> TASK DIRECTIONS
Would you copy the records below, exactly and only from their first line through the line containing "var yTickTextB = ['0', '6', '9', '12', '15'];", without any pictures?

> EXERCISE DATA
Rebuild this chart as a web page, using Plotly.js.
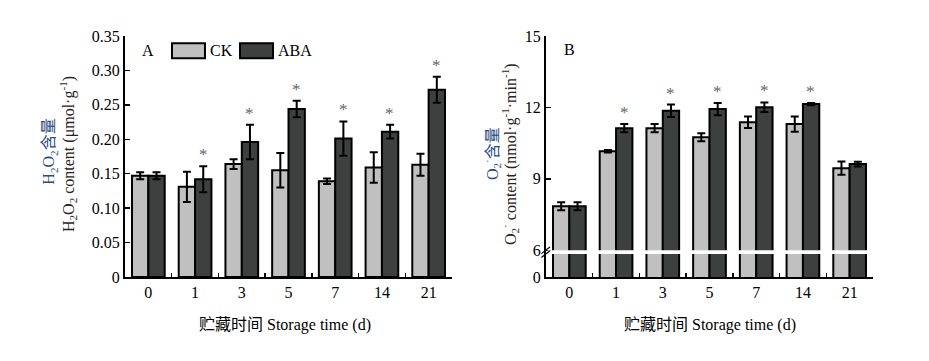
<!DOCTYPE html>
<html>
<head>
<meta charset="utf-8">
<script src="https://cdn.plot.ly/plotly-3.0.1.min.js"></script>
<style>html,body{margin:0;padding:0;background:#fff;}#chart{width:929px;height:361px;}</style>
</head>
<body>
<div id="chart"></div>
<script>
// ---- data ----
var days = ['0', '1', '3', '5', '7', '14', '21'];

// Panel A: H2O2 content (umol/g)
var h2o2CK      = [0.147, 0.131, 0.164, 0.155, 0.139, 0.159, 0.163];
var h2o2CKErr   = [0.005, 0.022, 0.007, 0.025, 0.004, 0.022, 0.016];
var h2o2ABA     = [0.147, 0.142, 0.196, 0.244, 0.201, 0.211, 0.272];
var h2o2ABAErr  = [0.005, 0.019, 0.025, 0.012, 0.025, 0.010, 0.019];
var h2o2Sig     = [false, true, true, true, true, true, true];

// Panel B: O2- content (nmol/g/min)
var o2CK        = [7.85, 10.16, 11.13, 10.75, 11.38, 11.30, 9.45];
var o2CKErr     = [0.17, 0.05, 0.17, 0.17, 0.24, 0.32, 0.28];
var o2ABA       = [7.85, 11.13, 11.86, 11.93, 12.01, 12.14, 9.62];
var o2ABAErr    = [0.17, 0.17, 0.26, 0.26, 0.20, 0.05, 0.10];
var o2Sig       = [false, true, true, true, true, true, false];

var yTicksA = [0, 0.05, 0.10, 0.15, 0.20, 0.25, 0.30, 0.35];
var yTickTextA = ['0', '0.05', '0.10', '0.15', '0.20', '0.25', '0.30', '0.35'];
var breakLow = 4.877;   // axis bottom of broken axis (shown as 0)
var yTicksB = [breakLow, 6, 9, 12, 15];
var yTickTextB = ['0', '6', '9', '12', '15'];

// ---- styles ----
var FONT = 'Liberation Serif, Times New Roman, Noto Sans CJK SC, serif';
var CK_COLOR = '#c0c0c0', ABA_COLOR = '#3d403e';

function barTrace(name, y, err, color, xa, ya) {
  return {
    type: 'bar', name: name, x: days, y: y, xaxis: xa, yaxis: ya,
    marker: {color: color, line: {color: '#000', width: 2}},
    error_y: {type: 'data', array: err, visible: true, color: '#000', thickness: 2, width: 4},
    showlegend: false, hoverinfo: 'skip'
  };
}

var data = [
  barTrace('CK', h2o2CK, h2o2CKErr, CK_COLOR, 'x', 'y'),
  barTrace('ABA', h2o2ABA, h2o2ABAErr, ABA_COLOR, 'x', 'y'),
  barTrace('CK', o2CK, o2CKErr, CK_COLOR, 'x2', 'y2'),
  barTrace('ABA', o2ABA, o2ABAErr, ABA_COLOR, 'x2', 'y2')
];

var W = 929, L = 125, PW = 327, L2 = 546;
function xAxis(domainStart, anchor) {
  return {
    domain: [domainStart / W, (domainStart + PW) / W], anchor: anchor,
    type: 'category', range: [-0.5, 6.5], fixedrange: true,
    showline: true, linecolor: '#000', linewidth: 2,
    ticks: 'inside', tickson: 'boundaries', ticklen: 4, tickwidth: 1.5, tickcolor: '#000',
    tickfont: {family: FONT, size: 16, color: '#000'},
    showgrid: false, zeroline: false
  };
}
function yAxis(anchor, range, tv, tt) {
  return {
    anchor: anchor, range: range, tickvals: tv, ticktext: tt, fixedrange: true,
    showline: true, linecolor: '#000', linewidth: 2,
    ticks: 'inside', ticklen: 5, tickwidth: 1.5, tickcolor: '#000',
    tickfont: {family: FONT, size: 16, color: '#000'},
    showgrid: false, zeroline: false
  };
}

var annotations = [];
var shapes = [];

// stars above ABA bars (x given as category serial number)
function addStars(sig, vals, errs, xa, ya) {
  for (var i = 0; i < days.length; i++) {
    if (!sig[i]) continue;
    annotations.push({
      xref: xa, yref: ya, x: i, y: vals[i] + errs[i],
      xshift: 8, yshift: 0, yanchor: 'bottom', xanchor: 'center',
      text: '*', showarrow: false,
      font: {family: FONT, size: 17, color: '#666'}
    });
  }
}
addStars(h2o2Sig, h2o2ABA, h2o2ABAErr, 'x', 'y');
addStars(o2Sig, o2ABA, o2ABAErr, 'x2', 'y2');

// panel labels
annotations.push({xref: 'x domain', yref: 'y domain', x: 0.07, y: 0.94, text: 'A', showarrow: false,
  xanchor: 'center', yanchor: 'middle', font: {family: FONT, size: 16, color: '#000'}});
annotations.push({xref: 'x2 domain', yref: 'y2 domain', x: 0.073, y: 0.945, text: 'B', showarrow: false,
  xanchor: 'center', yanchor: 'middle', font: {family: FONT, size: 16, color: '#000'}});

// legend (panel A)
shapes.push({type: 'rect', xref: 'x domain', yref: 'y domain', x0: 0.1437, x1: 0.2446, y0: 0.9075, y1: 0.970,
  fillcolor: CK_COLOR, line: {color: '#000', width: 2}});
shapes.push({type: 'rect', xref: 'x domain', yref: 'y domain', x0: 0.3517, x1: 0.4526, y0: 0.9075, y1: 0.970,
  fillcolor: ABA_COLOR, line: {color: '#000', width: 2}});
annotations.push({xref: 'x domain', yref: 'y domain', x: 0.254, y: 0.939, text: 'CK', showarrow: false,
  xanchor: 'left', yanchor: 'middle', font: {family: FONT, size: 16, color: '#000'}});
annotations.push({xref: 'x domain', yref: 'y domain', x: 0.462, y: 0.939, text: 'ABA', showarrow: false,
  xanchor: 'left', yanchor: 'middle', font: {family: FONT, size: 16, color: '#000'}});

// axis titles
var xTitle = '贮藏时间 Storage time (d)';
annotations.push({xref: 'x domain', yref: 'paper', x: 0.49, y: -0.20, text: xTitle, showarrow: false,
  xanchor: 'center', yanchor: 'middle', font: {family: FONT, size: 16, color: '#000'}});
annotations.push({xref: 'x2 domain', yref: 'paper', x: 0.5, y: -0.20, text: xTitle, showarrow: false,
  xanchor: 'center', yanchor: 'middle', font: {family: FONT, size: 16, color: '#000'}});

annotations.push({xref: 'paper', yref: 'paper', x: 50 / W, y: 0.52, textangle: -90,
  text: 'H<sub>2</sub>O<sub>2</sub>含量', showarrow: false, xanchor: 'center', yanchor: 'middle',
  font: {family: FONT, size: 16, color: '#2a4a80'}});
annotations.push({xref: 'paper', yref: 'paper', x: 68 / W, y: 0.51, textangle: -90,
  text: 'H<sub>2</sub>O<sub>2</sub> content (μmol·g<sup>-1</sup>)', showarrow: false, xanchor: 'center', yanchor: 'middle',
  font: {family: FONT, size: 16, color: '#2a2420'}});
annotations.push({xref: 'paper', yref: 'paper', x: 492 / W, y: 0.51, textangle: -90,
  text: 'O<sub>2</sub><sup>·</sup>含量', showarrow: false, xanchor: 'center', yanchor: 'middle',
  font: {family: FONT, size: 16, color: '#2a4a80'}});
annotations.push({xref: 'paper', yref: 'paper', x: 510 / W, y: 0.51, textangle: -90,
  text: 'O<sub>2</sub><sup>·</sup> content (nmol·g<sup>-1</sup>·min<sup>-1</sup>)', showarrow: false, xanchor: 'center', yanchor: 'middle',
  font: {family: FONT, size: 16, color: '#2a2420'}});

// axis break on panel B
shapes.push({type: 'rect', xref: 'x2 domain', yref: 'y2', x0: 0.004, x1: 1.01, y0: 5.84, y1: 6.0,
  fillcolor: '#fff', line: {width: 0}, layer: 'above'});
shapes.push({type: 'line', xref: 'x2 domain', yref: 'y2', x0: -0.014, x1: 0.012, y0: 5.70, y1: 5.98,
  line: {color: '#000', width: 1.2}, layer: 'above'});
shapes.push({type: 'line', xref: 'x2 domain', yref: 'y2', x0: -0.014, x1: 0.012, y0: 5.86, y1: 6.14,
  line: {color: '#000', width: 1.2}, layer: 'above'});

var layout = {
  width: 929, height: 361,
  margin: {l: 0, r: 0, t: 36, b: 84},
  paper_bgcolor: '#fff', plot_bgcolor: '#fff',
  barmode: 'group', bargap: 0.3, bargroupgap: 0,
  showlegend: false,
  font: {family: FONT, size: 16, color: '#000'},
  xaxis: xAxis(L, 'y'),
  yaxis: yAxis('x', [0, 0.35], yTicksA, yTickTextA),
  xaxis2: xAxis(L2, 'y2'),
  yaxis2: yAxis('x2', [breakLow, 15], yTicksB, yTickTextB),
  annotations: annotations,
  shapes: shapes
};

Plotly.newPlot('chart', data, layout, {displayModeBar: false, staticPlot: true});
</script>
</body>
</html>
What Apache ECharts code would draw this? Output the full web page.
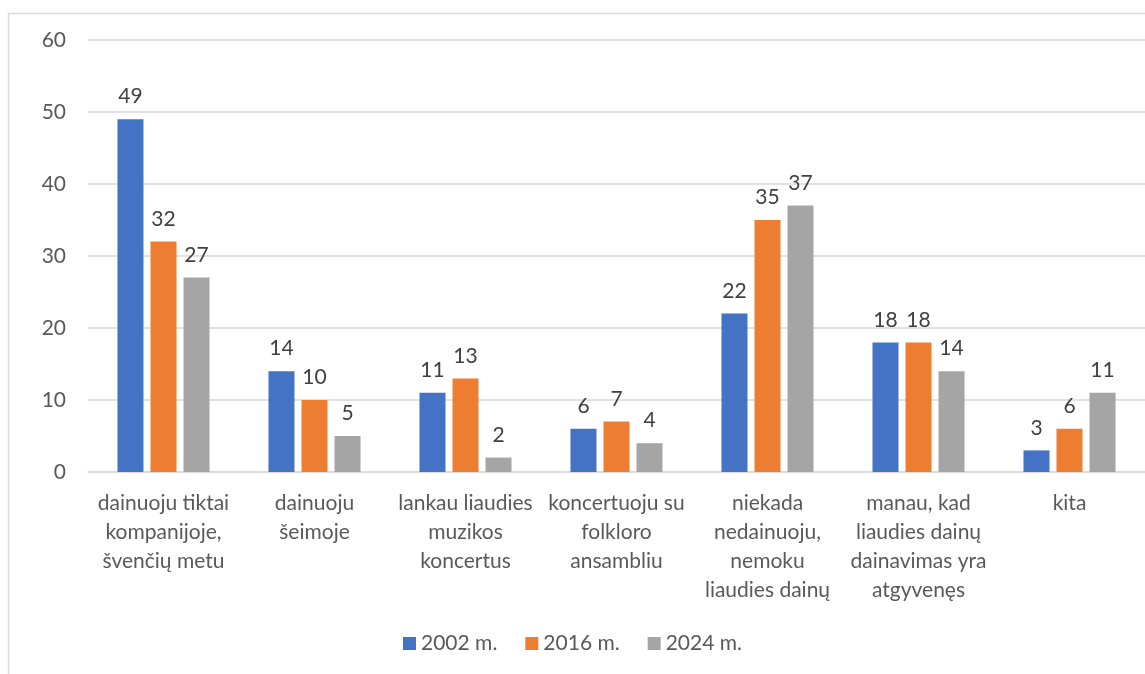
<!DOCTYPE html>
<html>
<head>
<meta charset="utf-8">
<script src="https://cdn.jsdelivr.net/npm/echarts@6/dist/echarts.min.js"></script>
<style>
  html, body { margin: 0; padding: 0; background: #fff; }
  #myChart { width: 1145px; height: 674px; }
</style>
</head>
<body>
<div id="myChart"></div>
<script>
var categories = [
  'dainuoju tiktai\nkompanijoje,\nšvenčių metu',
  'dainuoju\nšeimoje',
  'lankau liaudies\nmuzikos\nkoncertus',
  'koncertuoju su\nfolkloro\nansambliu',
  'niekada\nnedainuoju,\nnemoku\nliaudies dainų',
  'manau, kad\nliaudies dainų\ndainavimas yra\natgyvenęs',
  'kita'
];
var values2002 = [49, 14, 11, 6, 22, 18, 3];
var values2016 = [32, 10, 13, 7, 35, 18, 6];
var values2024 = [27, 5, 2, 4, 37, 14, 11];
var seriesNames = ['2002 m.', '2016 m.', '2024 m.'];
var colors = ['#4472C4', '#ED7D31', '#A5A5A5'];

var font = 'Lato, "Open Sans", sans-serif';

function makeSeries(name, data, color) {
  return {
    name: name,
    type: 'bar',
    data: data,
    barWidth: 26,
    barGap: '27%',
    itemStyle: { color: color },
    label: {
      show: true,
      position: 'top',
      distance: 12,
      color: '#404040',
      fontSize: 21,
      fontFamily: font
    }
  };
}

var option = {
  animation: false,
  textStyle: { fontFamily: font },
  graphic: [{
    type: 'rect',
    left: 6,
    top: 11,
    shape: { width: 1200, height: 700 },
    style: { fill: 'none', stroke: '#D9D9D9', lineWidth: 1.5 },
    silent: true
  }],
  grid: {
    left: 88,
    right: -7,
    top: 40,
    bottom: 202,
    containLabel: false
  },
  legend: {
    bottom: 15,
    left: 'center',
    itemWidth: 13,
    itemHeight: 13,
    itemGap: 28,
    icon: 'rect',
    textStyle: { color: '#595959', fontSize: 21, fontFamily: font },
    data: seriesNames
  },
  xAxis: {
    type: 'category',
    data: categories,
    axisTick: { show: false },
    axisLine: { lineStyle: { color: '#D9D9D9', width: 1.5 } },
    axisLabel: {
      color: '#595959',
      fontSize: 21,
      fontFamily: font,
      lineHeight: 29,
      margin: 17,
      interval: 0
    }
  },
  yAxis: {
    type: 'value',
    min: 0,
    max: 60,
    interval: 10,
    axisLine: { show: false },
    axisTick: { show: false },
    splitLine: { lineStyle: { color: '#D9D9D9', width: 1.5 } },
    axisLabel: {
      color: '#595959',
      fontSize: 21,
      fontFamily: font,
      margin: 22
    }
  },
  series: [
    makeSeries(seriesNames[0], values2002, colors[0]),
    makeSeries(seriesNames[1], values2016, colors[1]),
    makeSeries(seriesNames[2], values2024, colors[2])
  ]
};

var myChart = echarts.init(document.getElementById('myChart'));
myChart.setOption(option);
</script>
</body>
</html>
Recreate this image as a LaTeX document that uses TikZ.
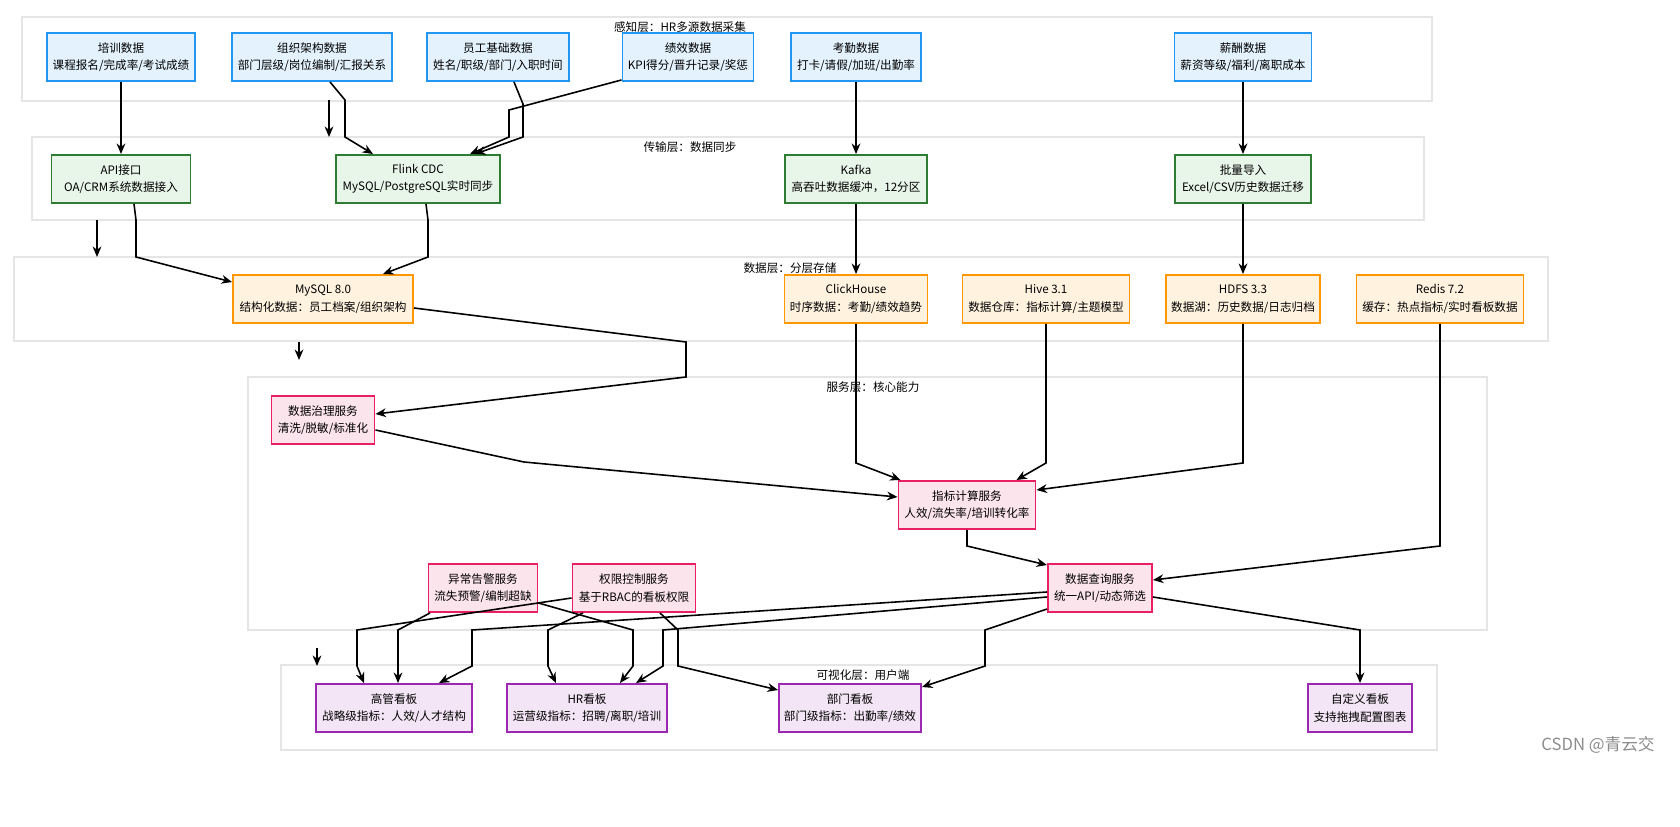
\documentclass[tikz,border=0pt]{standalone}
\usepackage{fontspec}
\setmainfont{Noto Sans CJK SC}
\usetikzlibrary{calc,arrows.meta}
\definecolor{inF}{HTML}{E3F2FD}\definecolor{inD}{HTML}{2196F3}
\definecolor{trF}{HTML}{E8F5E9}\definecolor{trD}{HTML}{2E7D32}
\definecolor{stF}{HTML}{FFF3E0}\definecolor{stD}{HTML}{FF9800}
\definecolor{svF}{HTML}{FCE4EC}\definecolor{svD}{HTML}{E91E63}
\definecolor{viF}{HTML}{F3E5F5}\definecolor{viD}{HTML}{9C27B0}
\begin{document}
\begin{tikzpicture}[x=0.02cm,y=-0.02cm,
  font=\fontsize{6.6}{10}\selectfont,
  box/.style={draw,line width=1.1pt,align=center,minimum height=0.96cm,inner sep=1pt},
  inp/.style={box,fill=inF,draw=inD},
  tr/.style={box,fill=trF,draw=trD},
  st/.style={box,fill=stF,draw=stD},
  sv/.style={box,fill=svF,draw=svD},
  vi/.style={box,fill=viF,draw=viD},
  grp/.style={draw=black!10,fill=white,line width=0.6pt},
  lay/.style={font=\fontsize{6.6}{8}\selectfont},
  ar/.style={-{Stealth[length=6pt,width=5pt]},line width=0.9pt,black}]
\useasboundingbox (0,0) rectangle (1680,827);
% groups
\draw[grp] (22,17) rectangle (1432,101);
\draw[grp] (32,137) rectangle (1424,220);
\draw[grp] (14,257) rectangle (1548,341);
\draw[grp] (248,377) rectangle (1487,630);
\draw[grp] (281,665) rectangle (1437,750);
\node[lay] (l1) at (680,27) {感知层：HR多源数据采集};
\node[lay] (l2) at (690,147) {传输层：数据同步};
\node[lay] (l3) at (790,268) {数据层：分层存储};
\node[lay] (l4) at (873,387) {服务层：核心能力};
\node[lay] (l5) at (863,675) {可视化层：用户端};
% row1
\node[inp,minimum width=148*0.02cm] (px) at (121,57) {培训数据\\课程报名/完成率/考试成绩};
\node[inp,minimum width=160*0.02cm] (zz) at (312,57) {组织架构数据\\部门层级/岗位编制/汇报关系};
\node[inp,minimum width=142*0.02cm] (yg) at (498,57) {员工基础数据\\姓名/职级/部门/入职时间};
\node[inp,minimum width=131*0.02cm] (jx) at (688,57) {绩效数据\\KPI得分/晋升记录/奖惩};
\node[inp,minimum width=130*0.02cm] (kq) at (856,57) {考勤数据\\打卡/请假/加班/出勤率};
\node[inp,minimum width=137*0.02cm] (xc) at (1243,57) {薪酬数据\\薪资等级/福利/离职成本};
% row2
\node[tr,minimum width=139*0.02cm] (api) at (121,179) {API接口\\OA/CRM系统数据接入};
\node[tr,minimum width=164*0.02cm] (fl) at (418,179) {Flink CDC\\MySQL/PostgreSQL实时同步};
\node[tr,minimum width=142*0.02cm] (kf) at (856,179) {Kafka\\高吞吐数据缓冲，12分区};
\node[tr,minimum width=136*0.02cm] (pl) at (1243,179) {批量导入\\Excel/CSV历史数据迁移};
% row3
\node[st,minimum width=180*0.02cm] (my) at (323,299) {MySQL 8.0\\结构化数据：员工档案/组织架构};
\node[st,minimum width=143*0.02cm] (ch) at (856,299) {ClickHouse\\时序数据：考勤/绩效趋势};
\node[st,minimum width=167*0.02cm] (hv) at (1046,299) {Hive 3.1\\数据仓库：指标计算/主题模型};
\node[st,minimum width=154*0.02cm] (hd) at (1243,299) {HDFS 3.3\\数据湖：历史数据/日志归档};
\node[st,minimum width=167*0.02cm] (rd) at (1440,299) {Redis 7.2\\缓存：热点指标/实时看板数据};
% services
\node[sv,minimum width=103*0.02cm] (zl) at (323,420) {数据治理服务\\清洗/脱敏/标准化};
\node[sv,minimum width=137*0.02cm] (zb) at (967,505) {指标计算服务\\人效/流失率/培训转化率};
\node[sv,minimum width=104*0.02cm] (cx) at (1100,588) {数据查询服务\\统一API/动态筛选};
\node[sv,minimum width=109*0.02cm] (yc) at (483,588) {异常告警服务\\流失预警/编制超缺};
\node[sv,minimum width=123*0.02cm] (qx) at (634,588) {权限控制服务\\基于RBAC的看板权限};
% vis
\node[vi,minimum width=156*0.02cm] (gg) at (394,708) {高管看板\\战略级指标：人效/人才结构};
\node[vi,minimum width=160*0.02cm] (hr) at (587,708) {HR看板\\运营级指标：招聘/离职/培训};
\node[vi,minimum width=142*0.02cm] (bm) at (850,708) {部门看板\\部门级指标：出勤率/绩效};
\node[vi,minimum width=104*0.02cm] (zd) at (1360,708) {自定义看板\\支持拖拽配置图表};
\node[text=black!45,font=\fontsize{9.5}{11}\selectfont] (wm) at (1598,745) {CSDN @青云交};
% stray arrows
\coordinate (s1a) at (329,100); \coordinate (s1b) at (329,137);
\coordinate (s2a) at (97,220); \coordinate (s2b) at (97,257);
\coordinate (s3a) at (299,342); \coordinate (s3b) at (299,360);
\coordinate (s4a) at (317,648); \coordinate (s4b) at (317,666);
\draw[ar] (s1a)--(s1b); \draw[ar] (s2a)--(s2b); \draw[ar] (s3a)--(s3b); \draw[ar] (s4a)--(s4b);
% edges
\draw[ar] (px)--(api);
\draw[ar] ($(zz.south)+(18,0)$)--(345,100)--(345,137)--($(fl.north)+(-45,0)$);
\draw[ar] ($(yg.south)+(16,0)$)--(523,104)--(523,137)--($(fl.north)+(57,0)$);
\draw[ar] ($(jx.south west)+(0,-2)$)--(509,110)--(509,137)--($(fl.north)+(52,0)$);
\draw[ar] (kq)--(kf); \draw[ar] (xc)--(pl);
\draw[ar] ($(api.south)+(13,0)$)--(136,220)--(136,257)--($(my.north west)+(0,8)$);
\draw[ar] ($(fl.south)+(8,0)$)--(428,220)--(428,257)--($(my.north)+(60,0)$);
\draw[ar] (kf)--(ch); \draw[ar] (pl)--(hd);
\draw[ar] ($(my.east)+(0,9)$)--(686,342)--(686,377)--($(zl.east)+(0,-6)$);
\draw[ar] (ch.south)--(856,463)--($(zb.north west)+(3,0)$);
\draw[ar] (hv.south)--(1046,463)--($(zb.north east)+(-20,0)$);
\draw[ar] (hd.south)--(1243,463)--($(zb.east)+(0,-15)$);
\draw[ar] ($(zl.east)+(0,10)$)--(524,462)--($(zb.west)+(0,-8)$);
\draw[ar] (rd.south)--(1440,546)--($(cx.east)+(0,-8)$);
\draw[ar] (zb.south)--(967,546)--($(cx.north west)+(0,2)$);
\draw[ar] ($(cx.west)+(0,4)$)--(472,630)--(472,666)--($(gg.north)+(45,0)$);
\draw[ar] ($(cx.west)+(0,9)$)--(663,630)--(663,666)--($(hr.north)+(49,0)$);
\draw[ar] ($(cx.west)+(0,21)$)--(985,630)--(985,666)--($(bm.north east)+(0,4)$);
\draw[ar] ($(cx.east)+(0,9)$)--(1360,630)--(zd.north);
\draw[ar] ($(yc.south)+(-53,0)$)--(398,630)--($(gg.north)+(4,0)$);
\draw[ar] ($(yc.east)+(0,15)$)--(633,630)--(633,666)--($(hr.north)+(33,0)$);
\draw[ar] ($(qx.west)+(0,10)$)--(357,630)--(357,666)--($(gg.north)+(-30,0)$);
\draw[ar] ($(qx.south)+(-51,0)$)--(548,630)--(548,666)--($(hr.north)+(-31,0)$);
\draw[ar] ($(qx.south)+(26,0)$)--(678,630)--(678,666)--($(bm.west)+(0,-18)$);
\end{tikzpicture}
\end{document}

> TASK ANSWER
Rebuild this chart as a web page, using Plotly.js.
<!DOCTYPE html>
<html>
<head>
<meta charset="utf-8">
<script src="https://cdn.plot.ly/plotly-3.0.1.min.js"></script>
<style>html,body{margin:0;padding:0;background:#fff;}#chart{width:929px;height:361px;}</style>
</head>
<body>
<div id="chart"></div>
<script>
// ---- data ----
var days = ['0', '1', '3', '5', '7', '14', '21'];

// Panel A: H2O2 content (umol/g)
var h2o2CK      = [0.147, 0.131, 0.164, 0.155, 0.139, 0.159, 0.163];
var h2o2CKErr   = [0.005, 0.022, 0.007, 0.025, 0.004, 0.022, 0.016];
var h2o2ABA     = [0.147, 0.142, 0.196, 0.244, 0.201, 0.211, 0.272];
var h2o2ABAErr  = [0.005, 0.019, 0.025, 0.012, 0.025, 0.010, 0.019];
var h2o2Sig     = [false, true, true, true, true, true, true];

// Panel B: O2- content (nmol/g/min)
var o2CK        = [7.85, 10.16, 11.13, 10.75, 11.38, 11.30, 9.45];
var o2CKErr     = [0.17, 0.05, 0.17, 0.17, 0.24, 0.32, 0.28];
var o2ABA       = [7.85, 11.13, 11.86, 11.93, 12.01, 12.14, 9.62];
var o2ABAErr    = [0.17, 0.17, 0.26, 0.26, 0.20, 0.05, 0.10];
var o2Sig       = [false, true, true, true, true, true, false];

var yTicksA = [0, 0.05, 0.10, 0.15, 0.20, 0.25, 0.30, 0.35];
var yTickTextA = ['0', '0.05', '0.10', '0.15', '0.20', '0.25', '0.30', '0.35'];
var breakLow = 4.877;   // axis bottom of broken axis (shown as 0)
var yTicksB = [breakLow, 6, 9, 12, 15];
var yTickTextB = ['0', '6', '9', '12', '15'];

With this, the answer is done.